- Set exercise:
Retype, exactly as they stand, the lines from the start of the data to the line that contains "var yTicks = [0, 200, 400, 600, 800, 1000, 1200];", both ends included. Leave the pictures out.

────────

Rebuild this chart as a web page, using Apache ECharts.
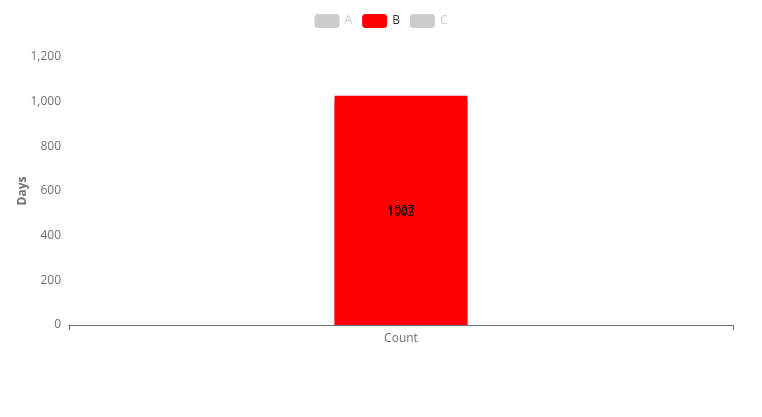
<!DOCTYPE html>
<html>
<head>
<meta charset="utf-8">
<script src="https://cdn.jsdelivr.net/npm/echarts@6/dist/echarts.min.js"></script>
<style>html,body{margin:0;padding:0;background:#fff}#c{width:762px;height:417px}</style>
</head>
<body>
<div id="c"></div>
<script>
var categories = ['Count'];
var seriesNames = ['A', 'B', 'B', 'C'];
var valuesA = [980];
var valuesB1 = [1027];
var valuesB2 = [1003];
var valuesC = [950];
var yTicks = [0, 200, 400, 600, 800, 1000, 1200];

var FONT = '"Open Sans", "Noto Sans", sans-serif';
var chart = echarts.init(document.getElementById('c'));
var lbl = { show: true, position: 'inside', color: '#000', fontSize: 12, fontFamily: FONT };
chart.setOption({
  animation: false,
  textStyle: { fontFamily: FONT },
  color: ['#5470c6', '#ff0000', '#91cc75'],
  legend: {
    top: 9,
    data: ['A', 'B', 'C'],
    selected: { A: false, B: true, C: false },
    itemGap: 10,
    inactiveColor: '#ccc',
    textStyle: { color: '#333', fontFamily: FONT }
  },
  grid: { left: 69, right: 29, top: 57, bottom: 92, containLabel: false },
  xAxis: {
    type: 'category',
    data: categories,
    axisLine: { lineStyle: { color: '#6e7079' } },
    axisTick: { show: true },
    axisLabel: { color: '#6e7079', fontFamily: FONT }
  },
  yAxis: {
    type: 'value',
    min: yTicks[0],
    max: yTicks[yTicks.length - 1],
    interval: 200,
    name: 'Days',
    nameLocation: 'middle',
    nameGap: 40,
    nameMoveOverlap: false,
    nameTextStyle: { fontWeight: 'bold', color: '#6e7079', fontFamily: FONT },
    splitLine: { show: false },
    axisLine: { show: false },
    axisTick: { show: false },
    axisLabel: { color: '#6e7079', fontFamily: FONT }
  },
  series: [
    { name: seriesNames[0], type: 'bar', data: valuesA, barWidth: '20%', label: lbl, itemStyle: { color: '#5470c6' } },
    { name: seriesNames[1], type: 'bar', data: valuesB1, barWidth: '20%', barGap: '-100%', label: lbl, itemStyle: { color: '#ff0000' } },
    { name: seriesNames[2], type: 'bar', data: valuesB2, barWidth: '20%', barGap: '-100%', label: lbl, itemStyle: { color: '#ff0000' } },
    { name: seriesNames[3], type: 'bar', data: valuesC, barWidth: '20%', barGap: '-100%', label: lbl, itemStyle: { color: '#91cc75' } }
  ]
});
</script>
</body>
</html>
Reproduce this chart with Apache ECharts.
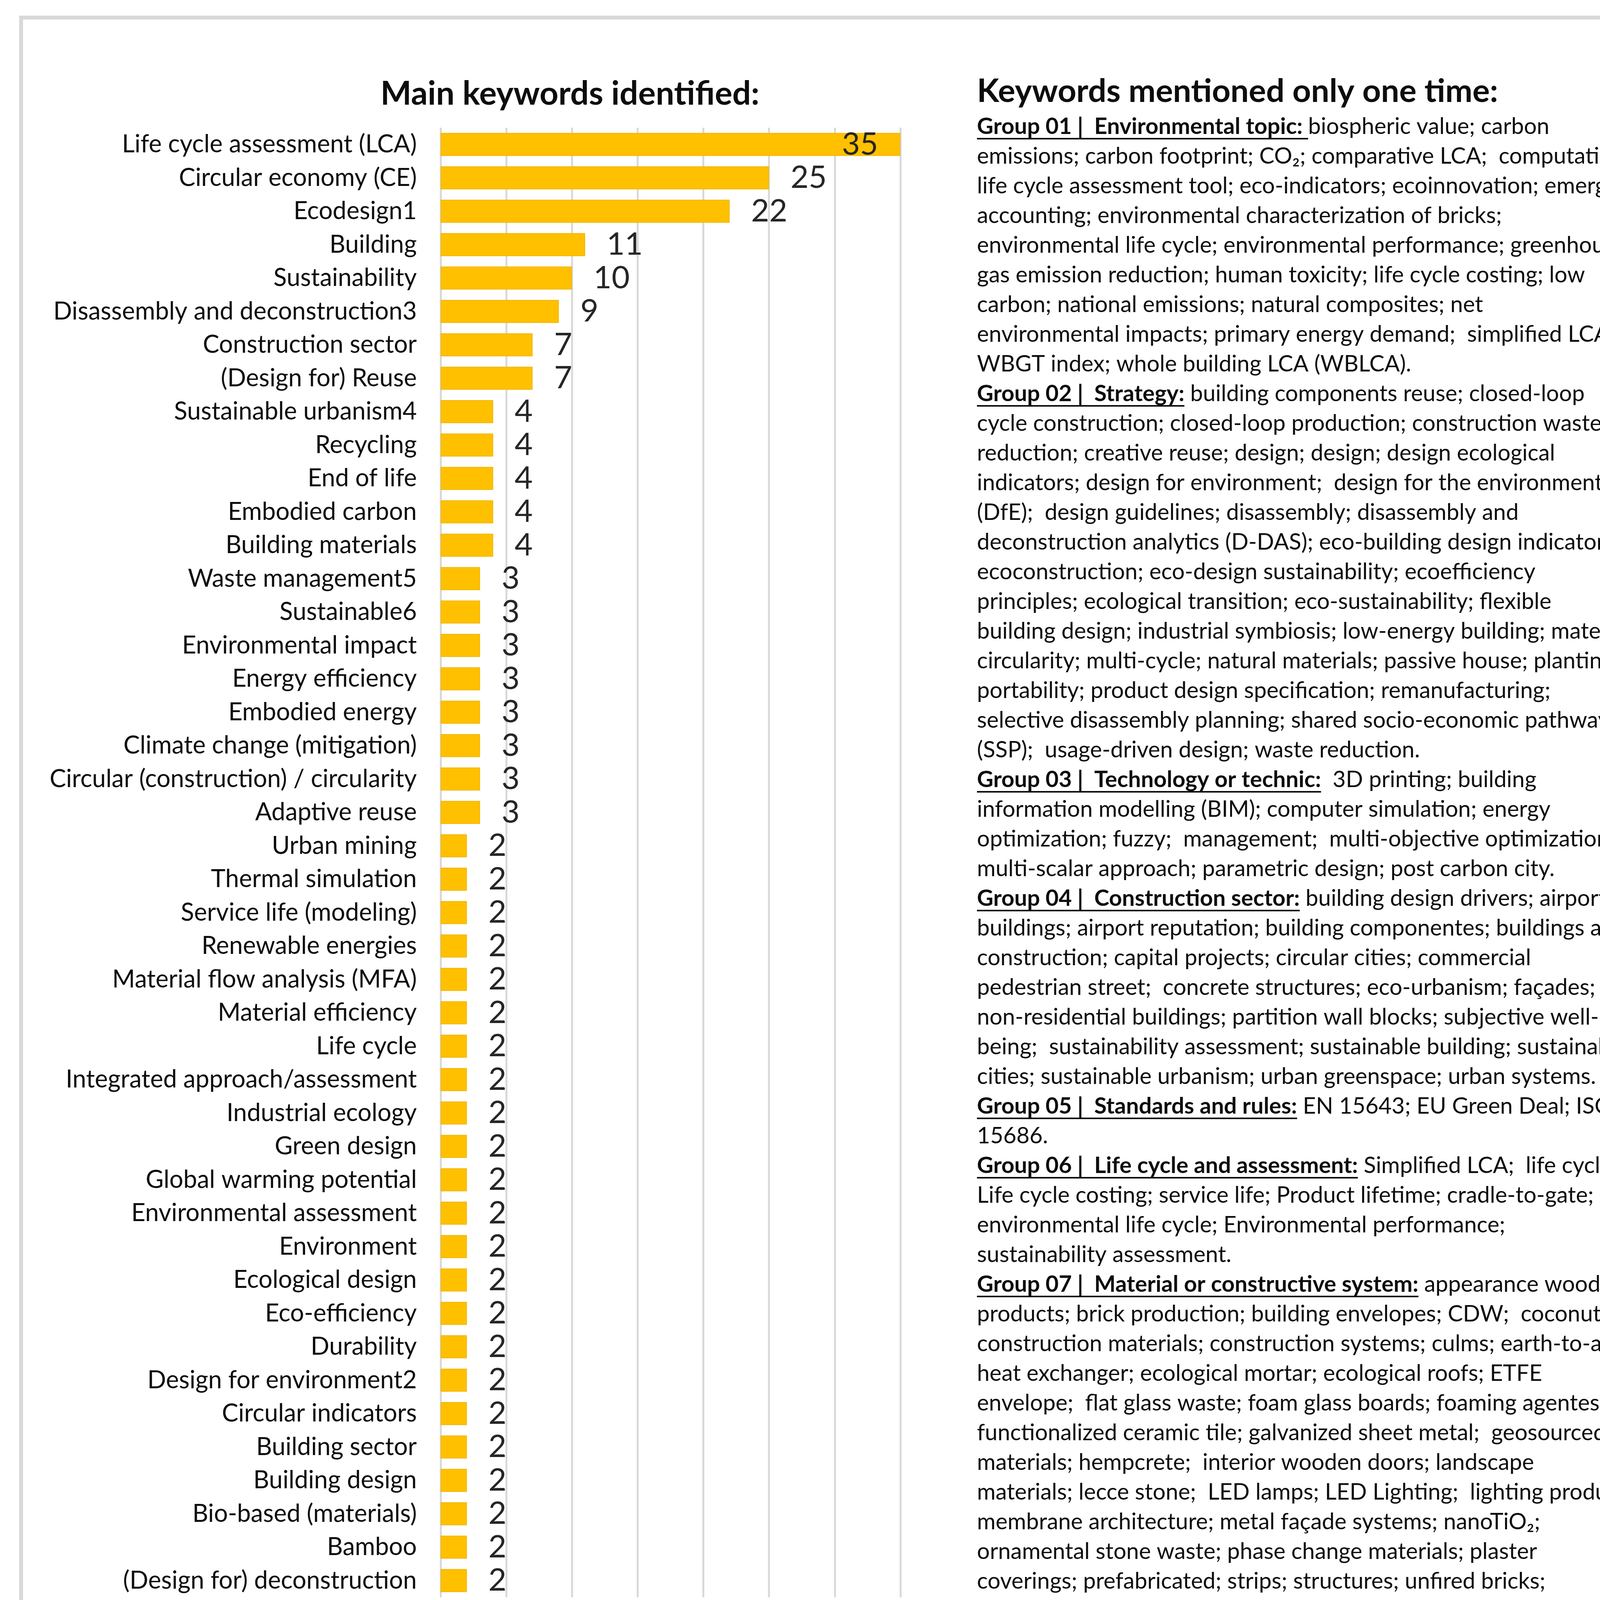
<!DOCTYPE html>
<html><head><meta charset="utf-8">
<script src="https://cdn.jsdelivr.net/npm/echarts@6/dist/echarts.min.js"></script>
<style>html,body{margin:0;padding:0;background:#fff}#c{width:4330px;height:5030px}</style>
</head><body><div id="c"></div>
<script>
const categories = [
  'Life cycle assessment (LCA)','Circular economy (CE)','Ecodesign1','Building','Sustainability',
  'Disassembly and deconstruction3','Construction sector','(Design for) Reuse','Sustainable urbanism4',
  'Recycling','End of life','Embodied carbon','Building materials','Waste management5','Sustainable6',
  'Environmental impact','Energy efficiency','Embodied energy','Climate change (mitigation)',
  'Circular (construction) / circularity','Adaptive reuse','Urban mining','Thermal simulation',
  'Service life (modeling)','Renewable energies','Material flow analysis (MFA)','Material efficiency',
  'Life cycle','Integrated approach/assessment','Industrial ecology','Green design',
  'Global warming potential','Environmental assessment','Environment','Ecological design',
  'Eco-efficiency','Durability','Design for environment2','Circular indicators','Building sector',
  'Building design','Bio-based (materials)','Bamboo','(Design for) deconstruction'
];
const counts = [35,25,22,11,10,9,7,7,4,4,4,4,4,3,3,3,3,3,3,3,3,2,2,2,2,2,2,2,2,2,2,2,2,2,2,2,2,2,2,2,2,2,2,2];
const axisMin = 0, axisMax = 35, axisStep = 5;

const chartTitle = 'Main keywords identified:';
const footnoteTitle = 'Keywords variations:';
const footnotes = [
  '\u00B9Eco-design; Eco-design sustainability; Ecological design;',
  '\u00B2Design for the environment (DfE);',
  '\u00B3Selective disassembly planning; Design for deconstruction; Disassembly and',
  'deconstruction analytics; Design for disassembly (DfD)',
  '\u2074Sustainable urbanism; Sustainable cities; Circular Cities; Eco-urbanism',
  '\u2075Construcion waste management, Construction waste.',
  '\u2076Sustainable construction, sustainable design, sustainable materials, sustainable',
  'development goals (SDGs).'
];

const sideTitle = 'Keywords mentioned only one time:';
const sideLines = [
  ['Group 01 |  Environmental topic: ', 'biospheric value; carbon'],
  ['', 'emissions; carbon footprint; CO\u2082; comparative LCA;  computational'],
  ['', 'life cycle assessment tool; eco-indicators; ecoinnovation; emergy'],
  ['', 'accounting; environmental characterization of bricks;'],
  ['', 'environmental life cycle; environmental performance; greenhouse'],
  ['', 'gas emission reduction; human toxicity; life cycle costing; low'],
  ['', 'carbon; national emissions; natural composites; net'],
  ['', 'environmental impacts; primary energy demand;  simplified LCA;'],
  ['', 'WBGT index; whole building LCA (WBLCA).'],
  ['Group 02 |  Strategy:', ' building components reuse; closed-loop'],
  ['', 'cycle construction; closed-loop production; construction waste'],
  ['', 'reduction; creative reuse; design; design; design ecological'],
  ['', 'indicators; design for environment;  design for the environment'],
  ['', '(DfE);  design guidelines; disassembly; disassembly and'],
  ['', 'deconstruction analytics (D-DAS); eco-building design indicators;'],
  ['', 'ecoconstruction; eco-design sustainability; ecoefficiency'],
  ['', 'principles; ecological transition; eco-sustainability; flexible'],
  ['', 'building design; industrial symbiosis; low-energy building; material'],
  ['', 'circularity; multi-cycle; natural materials; passive house; planting;'],
  ['', 'portability; product design specification; remanufacturing;'],
  ['', 'selective disassembly planning; shared socio-economic pathway'],
  ['', '(SSP);  usage-driven design; waste reduction.'],
  ['Group 03 |  Technology or technic:', '  3D printing; building'],
  ['', 'information modelling (BIM); computer simulation; energy'],
  ['', 'optimization; fuzzy;  management;  multi-objective optimization;'],
  ['', 'multi-scalar approach; parametric design; post carbon city.'],
  ['Group 04 |  Construction sector:', ' building design drivers; airport'],
  ['', 'buildings; airport reputation; building componentes; buildings and'],
  ['', 'construction; capital projects; circular cities; commercial'],
  ['', 'pedestrian street;  concrete structures; eco-urbanism; fa\u00E7ades;'],
  ['', 'non-residential buildings; partition wall blocks; subjective well-'],
  ['', 'being;  sustainability assessment; sustainable building; sustainable'],
  ['', 'cities; sustainable urbanism; urban greenspace; urban systems.'],
  ['Group 05 |  Standards and rules:', ' EN 15643; EU Green Deal; ISO'],
  ['', '15686.'],
  ['Group 06 |  Life cycle and assessment:', ' Simplified LCA;  life cycle;'],
  ['', 'Life cycle costing; service life; Product lifetime; cradle-to-gate;'],
  ['', 'environmental life cycle; Environmental performance;'],
  ['', 'sustainability assessment.'],
  ['Group 07 |  Material or constructive system:', ' appearance wood'],
  ['', 'products; brick production; building envelopes; CDW;  coconut;'],
  ['', 'construction materials; construction systems; culms; earth-to-air'],
  ['', 'heat exchanger; ecological mortar; ecological roofs; ETFE'],
  ['', 'envelope;  flat glass waste; foam glass boards; foaming agentes;'],
  ['', 'functionalized ceramic tile; galvanized sheet metal;  geosourced'],
  ['', 'materials; hempcrete;  interior wooden doors; landscape'],
  ['', 'materials; lecce stone;  LED lamps; LED Lighting;  lighting product;'],
  ['', 'membrane architecture; metal fa\u00E7ade systems; nanoTiO\u2082;'],
  ['', 'ornamental stone waste; phase change materials; plaster'],
  ['', 'coverings; prefabricated; strips; structures; unfired bricks;'],
  ['', 'ventilated wooden wall; wood sector.'],
  ['Group 08 |  Others:', ' automotive scrap; buyer\u2013supplier'],
  ['', 'relationships; case studies; complexity; cradle-to-gate; customer'],
  ['', 'approach behavioral intentions; decision support; discount rate;'],
  ['', 'eco-fusion; fitness measures; forest sector; general equilibrium;'],
  ['', 'green procurement;  implementation; model; nationally'],
  ['', 'determined contributions; networks; occupants\' behaviour;'],
  ['', 'packaging; PLA;  polyurethane waste;  prevention;  processing;'],
  ['', 'product lifetime; relationship framework; renovation; research-'],
  ['', 'practice gap; slag; SME; stone waste; thermal regulation valid'],
  ['', 'shaded area; transportation; uncertainty; unethical practices; valid'],
  ['', 'shaded area.']
];

const FONT = 'Lato, "Noto Sans", sans-serif';
const TXT = '#0d0d0d';
const BODY = 58;
const NOTE = 58;

const measure = (() => {
  const ctx = document.createElement('canvas').getContext('2d');
  return (s, size, weight) => { ctx.font = (weight || 'normal') + ' ' + size + 'px ' + FONT; return ctx.measureText(s).width; };
})();

const graphics = [];
graphics.push({type:'rect', shape:{x:54, y:45, width:4227, height:4947}, style:{fill:'none', stroke:'#d9d9d9', lineWidth:10}, silent:true});
graphics.push({type:'text', x:1459, y:241, style:{text:chartTitle, fontFamily:FONT, fontSize:84, fontWeight:'bold', fill:TXT, align:'center', verticalAlign:'middle'}});
graphics.push({type:'text', x:2501, y:234, style:{text:sideTitle, fontFamily:FONT, fontSize:83, fontWeight:'bold', fill:TXT, align:'left', verticalAlign:'middle'}});
graphics.push({type:'text', x:2325, y:4310, style:{text:footnoteTitle, fontFamily:FONT, fontSize:61, fontWeight:'bold', fill:'#262626', align:'right', verticalAlign:'middle'}});
footnotes.forEach((s, i) => {
  graphics.push({type:'text', x:2325, y:4387 + i*77, style:{text:s, fontFamily:FONT, fontSize:NOTE, fill:'#262626', align:'right', verticalAlign:'middle'}});
});
sideLines.forEach((ln, i) => {
  const y = 324 + i*76;
  let x = 2501;
  if (ln[0]) {
    const w = measure(ln[0], BODY, 'bold');
    graphics.push({type:'text', x:x, y:y, style:{text:ln[0], fontFamily:FONT, fontSize:BODY, fontWeight:'bold', fill:TXT, align:'left', verticalAlign:'middle'}});
    graphics.push({type:'rect', shape:{x:x, y:y+29, width:w, height:4}, style:{fill:TXT}, silent:true});
    x += w;
  }
  graphics.push({type:'text', x:x, y:y, style:{text:ln[1], fontFamily:FONT, fontSize:BODY, fill:TXT, align:'left', verticalAlign:'middle'}});
});

const barData = counts.map(v => v >= axisMax
  ? {value:v, label:{position:'insideRight', distance:57}}
  : v);

const chart = echarts.init(document.getElementById('c'), null, {renderer:'canvas'});
chart.setOption({
  animation:false,
  backgroundColor:'#fff',
  textStyle:{fontFamily:FONT},
  grid:{left:1128, right:2025, top:327, bottom:941},
  xAxis:{type:'value', min:axisMin, max:axisMax, interval:axisStep,
    axisLine:{show:false}, axisTick:{show:false},
    splitLine:{show:true, lineStyle:{color:'#d9d9d9', width:5}},
    axisLabel:{fontSize:80, color:'#262626', margin:70, fontFamily:FONT}},
  yAxis:{type:'category', data:categories, inverse:true,
    axisLine:{show:false}, axisTick:{show:false},
    axisLabel:{fontSize:63, color:TXT, margin:61, fontFamily:FONT, interval:0}},
  series:[{type:'bar', data:barData, barWidth:59,
    itemStyle:{color:'#FFC000', borderColor:'#F2B600', borderWidth:2},
    label:{show:true, position:'right', distance:55, fontSize:80, color:'#262626', fontFamily:FONT}}],
  graphic:graphics
});
</script></body></html>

────────

- Answer to the exercise:
Rebuild this chart as a web page, using Apache ECharts.
<!DOCTYPE html>
<html>
<head>
<meta charset="utf-8">
<script src="https://cdn.jsdelivr.net/npm/echarts@6/dist/echarts.min.js"></script>
<style>html,body{margin:0;padding:0;background:#fff}#c{width:762px;height:417px}</style>
</head>
<body>
<div id="c"></div>
<script>
var categories = ['Count'];
var seriesNames = ['A', 'B', 'B', 'C'];
var valuesA = [980];
var valuesB1 = [1027];
var valuesB2 = [1003];
var valuesC = [950];
var yTicks = [0, 200, 400, 600, 800, 1000, 1200];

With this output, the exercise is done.